A devastating, hateful knotted up mess of a record, touching parts of doom metal, post-rock, hardcore and free jazz terror until a unified whole of distress and tension is created. This is one of the moodiest, most thorny records i've heard in some time, equally parts challenging and crushing and what it lacks in actual listenability it more than makes up for in breadth. Anguish is Ehnahre's bag, an intellectual and philosophical sort of stylized grasping that becomes distanced and bileous within minutes. If it wasn't so impersonal and poetic i'd call this this most damaged, emotionally wrecked album i've heard this year.
Fittingly enough, Ehnahre are an offshoot of the equally enigmatic and elliptical Kayo Dot, which easily accounts for the compositional ambiguity but not the rage. While Kayo Dot certainly have traffiked in heaviness (albeit of the spazzed out Naked City variety) they've never really been an angry band-every moment of release is crafted for symphonic effect, a stately build up to the architectures of sound the band trades so well in. Like Mogwai, you know where you're headed with Kayo Dot. Sometimes it's cathartic and sometimes it's infuriatingly disappointing but you know where you're going to end up. With Ehnahre you're just stumbling drunk in some rotting, stinking alleyway hoping you don't fall onto a knife and then into a puddle of piss filled with glass.

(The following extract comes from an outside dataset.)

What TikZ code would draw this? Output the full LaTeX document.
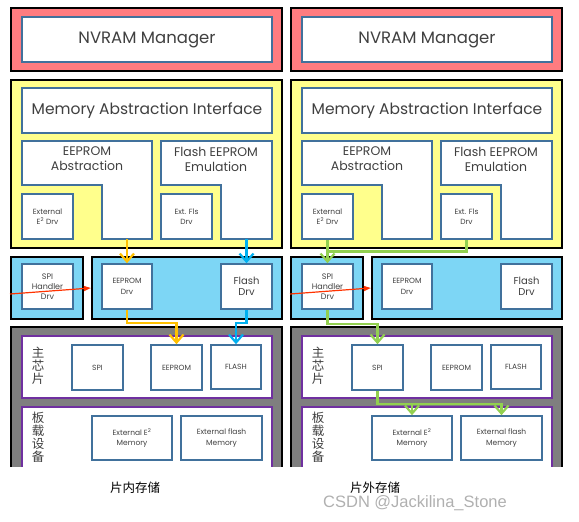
\documentclass[tikz,border=0pt]{standalone}
\usepackage{fontspec}
\setmainfont{Poppins}
\newfontfamily\cjk{Noto Sans CJK SC}
\newfontfamily\wmfont{Liberation Sans}
\usetikzlibrary{arrows.meta,calc}

\definecolor{nvramred}{HTML}{FF7C80}
\definecolor{memyellow}{HTML}{FFFF8C}
\definecolor{drvblue}{HTML}{7DD6F5}
\definecolor{hwgray}{HTML}{7F7F7F}
\definecolor{edgeblue}{HTML}{41719C}
\definecolor{edgepurple}{HTML}{7030A0}
\definecolor{txtgray}{HTML}{404040}
\definecolor{eeorange}{HTML}{FFC000}
\definecolor{flblue}{HTML}{00B0F0}
\definecolor{spigreen}{HTML}{92D050}
\definecolor{wirered}{HTML}{FF3300}
\definecolor{wmgray}{HTML}{B0B0B0}

\begin{document}
\begin{tikzpicture}[x=1pt, y=-1pt,
    layer/.style={draw=black, line width=2.2pt, inner sep=0pt},
    box/.style={draw=edgeblue, fill=white, line width=1.6pt, inner sep=0pt, align=center, text=txtgray},
    lshape/.style={draw=edgeblue, fill=white, line width=1.6pt},
    chipedge/.style={draw=edgepurple, line width=2pt, inner sep=0pt},
    lbl/.style={inner sep=0pt, align=center, text=txtgray},
    fbig/.style={font=\fontsize{16.5}{18}\selectfont},
    fmid/.style={font=\fontsize{12.5}{15}\selectfont},
    fsmall/.style={font=\fontsize{7.5}{10.5}\selectfont},
    hanzi/.style={font=\cjk\fontsize{12.5}{13}\selectfont, text=txtgray, align=center, inner sep=0pt},
    flow/.style={line width=2.2pt, -{Straight Barb[length=8pt,width=14pt,line width=2.2pt]}},
    wire/.style={draw=wirered, line width=1.2pt, -{Triangle[length=7pt,width=5pt]}}]

\useasboundingbox (0,0) rectangle (579,522);

\foreach \s/\dx in {l/0, r/280} {
\begin{scope}[xshift=\dx, name prefix=\s-]
    % NVRAM layer
    \node[layer, fill=nvramred, minimum width=271, minimum height=63] (nvlayer) at (146.5,39.5) {};
    \node[box, fbig, minimum width=250, minimum height=45] (nvram) at (147,39.5) {NVRAM Manager};

    % memory abstraction layer
    \node[layer, fill=memyellow, minimum width=271, minimum height=168] (memlayer) at (146.5,164) {};
    \node[box, font=\fontsize{15.5}{18}\selectfont, minimum width=250, minimum height=45] (mai) at (147,110.5) {Memory Abstraction Interface};
    \draw[lshape] (22,141) -- (152,141) -- (152,239) -- (102,239) -- (102,185) -- (22,185) -- cycle;
    \node[lbl, fmid] (eeabs) at (87,159) {EEPROM\\Abstraction};
    \coordinate (eeout) at (127,239);
    \draw[lshape] (161,141) -- (272,141) -- (272,239) -- (221,239) -- (221,185) -- (161,185) -- cycle;
    \node[lbl, fmid] (feeabs) at (216,159) {Flash EEPROM\\Emulation};
    \coordinate (flout) at (246.5,239);
    \node[box, fsmall, minimum width=51, minimum height=45] (e2drv) at (47.5,216.5) {External\\E\textsuperscript{2} Drv};
    \node[box, fsmall, minimum width=51, minimum height=45] (flsdrv) at (186.5,216.5) {Ext. Fls\\Drv};

    % driver layer
    \node[layer, fill=drvblue, minimum width=72, minimum height=62] (spilayer) at (47,288) {};
    \node[layer, fill=drvblue, minimum width=190, minimum height=62] (drvlayer) at (187,288) {};
    \node[box, font=\fontsize{8}{10.3}\selectfont, minimum width=51, minimum height=45] (spih) at (47.5,286.5) {SPI\\Handler\\Drv};
    \node[box, fsmall, minimum width=50, minimum height=45] (eedrv) at (127,286.5) {EEPROM\\Drv};
    \node[box, font=\fontsize{10}{11}\selectfont, minimum width=51, minimum height=45] (fldrv) at (246.5,286.5) {Flash\\Drv};
    \coordinate (wirestart) at (10,294);

    % hardware layer
    \fill[hwgray] (11,327) rectangle (282,467);
    \draw[layer] (11,467) |- (282,327) -- (282,467);
    \node[chipedge, fill=white, minimum width=250, minimum height=62] (chiplayer) at (147,367) {};
    \node[hanzi] (chiplbl) at (38,366) {主\\芯\\片};
    \node[box, fsmall, minimum width=51, minimum height=45] (spi) at (97.5,367.5) {SPI};
    \node[box, fsmall, minimum width=51, minimum height=45] (eechip) at (176.5,367.5) {EEPROM};
    \node[box, fsmall, minimum width=50, minimum height=44] (flchip) at (236,367) {FLASH};
    \fill[white] (22,407) rectangle (272,467);
    \draw[chipedge] (22,467) |- (272,407) -- (272,467);
    \node[hanzi] (boardlbl) at (38,437) {板\\载\\设\\备};
    \node[box, fsmall, minimum width=80, minimum height=44] (e2mem) at (132,438) {External E\textsuperscript{2}\\Memory};
    \node[box, fsmall, minimum width=81, minimum height=44] (flmem) at (221.5,438) {External flash\\Memory};
\end{scope}
}

% on-chip storage
\draw[flow, eeorange] (l-eeout) -- (l-eedrv.north);
\draw[flow, eeorange] (l-eedrv.south) -- ++(0,13) -| (l-eechip.north);
\draw[flow, flblue] (l-flout) -- (l-fldrv.north);
\draw[flow, flblue] (l-fldrv.south) -- ++(0,13) -| (l-flchip.north);

% off-chip storage
\draw[flow, spigreen] (r-e2drv.south) -- (r-spih.north);
\draw[spigreen, line width=2.2pt] (r-flsdrv.south) |- ($(r-e2drv.south)!.5!(r-spih.north)$);
\draw[flow, spigreen] (r-spih.south) -- ++(0,14) -| (r-spi.north);
\draw[flow, spigreen] (r-spi.south) -- ++(0,13) -| (r-e2mem.north);
\draw[flow, spigreen] (r-spi.south) -- ++(0,13) -| (r-flmem.north);

\draw[wire] (l-wirestart) -- (l-drvlayer.west);
\draw[wire] (r-wirestart) -- (r-drvlayer.west);

\node[font=\cjk\fontsize{12.5}{14}\selectfont, inner sep=0pt] (l-caption) at (135,488) {片内存储};
\node[font=\cjk\fontsize{12.5}{14}\selectfont, inner sep=0pt] (r-caption) at (375,488) {片外存储};
\node[font=\wmfont\fontsize{16.5}{18}\selectfont, text=wmgray, inner sep=0pt] (watermark) at (415,503) {CSDN @Jackilina\_Stone};
\end{tikzpicture}
\end{document}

"Taming the Cannibals" is both stark and full, a dichotomy that works to the band's benefit even as it alienates the listener. You're challenged from the outset-this is Slint taken to a Gorguts level extreme, filtered through a prism of Don Caballero and Atheist on quaaludes. Whether to call Ehnahre metal or not is a good question indeed and likely one that will be debated for a while; the aggression and discordance (as well as the ample amounts of blast beats and double bass dexterity) certainly mark it as such but the pace and atmosphere speak more to Disembowelment and King Crimson than Keelhaul. So too do Ryan McGuire's vocals speak more to a Khanate-esque approach than any other genre, and the presence of James Plotkin in the mastering chair only underline the similarities between the two sonically. Both traffic in spacious, wasted dirging puncuated by harsh vocal admonishments and lyrical declarations of disgust. Both value weight both and both understand dynamic, but where Khanate move at one endless, dragging slosh, Ehnahre dance and dart and stumble, bouncing off walls while spitting in faces. It's fractured-i'm not sure if i can term it any better.
Those fractures add up to an infinite slicing. This music cuts through from the outset, the moment Ricardo Donoso's buzzingly busy drums begin to boggle and disturb the mind on "The Clatterbones" and throughout (and here even the lyrics take on a sly referential, with their latent and hinted anti-semitism recalling the more extreme side of black metal), carrying through to the industrial waste of "Revelation and Decline" and into the tortured doom agonies of "Birth." It's a stunning construct by musicians who are obviously paying attention to both the past and the contemporary, a microscope trained on the debris left by those who came before and did only slightly less. This is music for musicians, yes, but it's also music for anyone who's felt defeated and shit on, as well as anyone who's yearning for an angular and spiteful declaration against everyone else. This is a dance for the world's end, a ritualistic call for blood and acid rain, an elegy crafted out of both temperance and haunting despair. Truly unique, twisting and mathematical, recommended for anyone into both Rodan and Monarch. Great stuff.